Frequently Asked Questions
What is the single most important skill for an on-call interview?
Structured thinking under pressure. They are not looking for a magic answer but a logical, calm process to get from a vague problem to a specific root cause, all while communicating clearly.
How much system design knowledge do I need for an on-call interview?
Focus on the operational aspects of system design. Understand how systems fail: cascading failures, single points of failure, and issues with retries. Know about reliability patterns like health checks, circuit breakers, and rate limiting.
Is it okay to say I’ve never used a tool they mention, like Splunk or Jaeger?

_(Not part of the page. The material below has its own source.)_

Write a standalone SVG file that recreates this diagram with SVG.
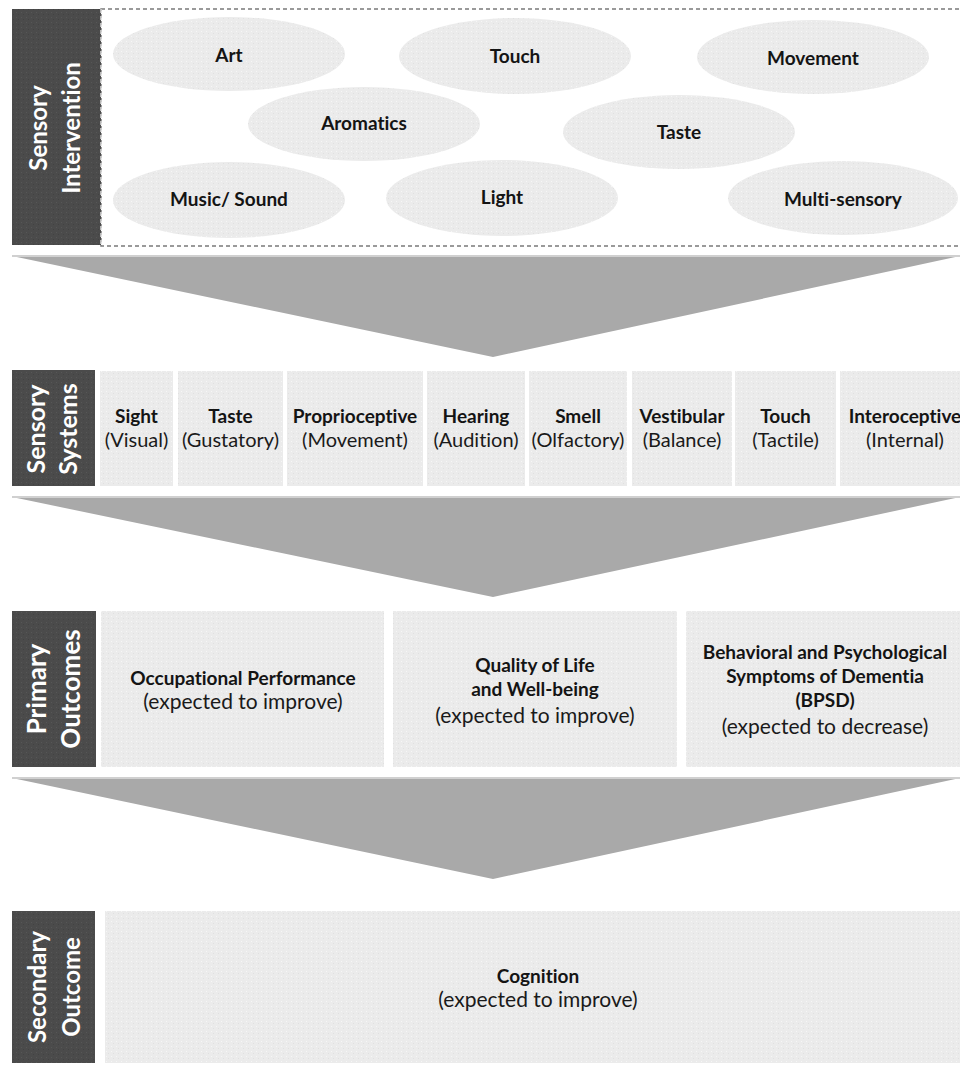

Yes, absolutely. Be honest and pivot to the underlying concept. Say, “I haven’t used Splunk before, but I’ve used the ELK stack extensively. I would look for the same kinds of data: searching for error logs from the relevant service around the time of the incident.”
How do I handle a question where I’m completely stuck?
Take a breath and go back to Step 1 of the recipe: Clarify. Ask more questions. “Can you tell me more about the architecture of this service?” or “What kind of monitoring is available?” Deconstructing the problem and asking for more data is a valid and respected strategy.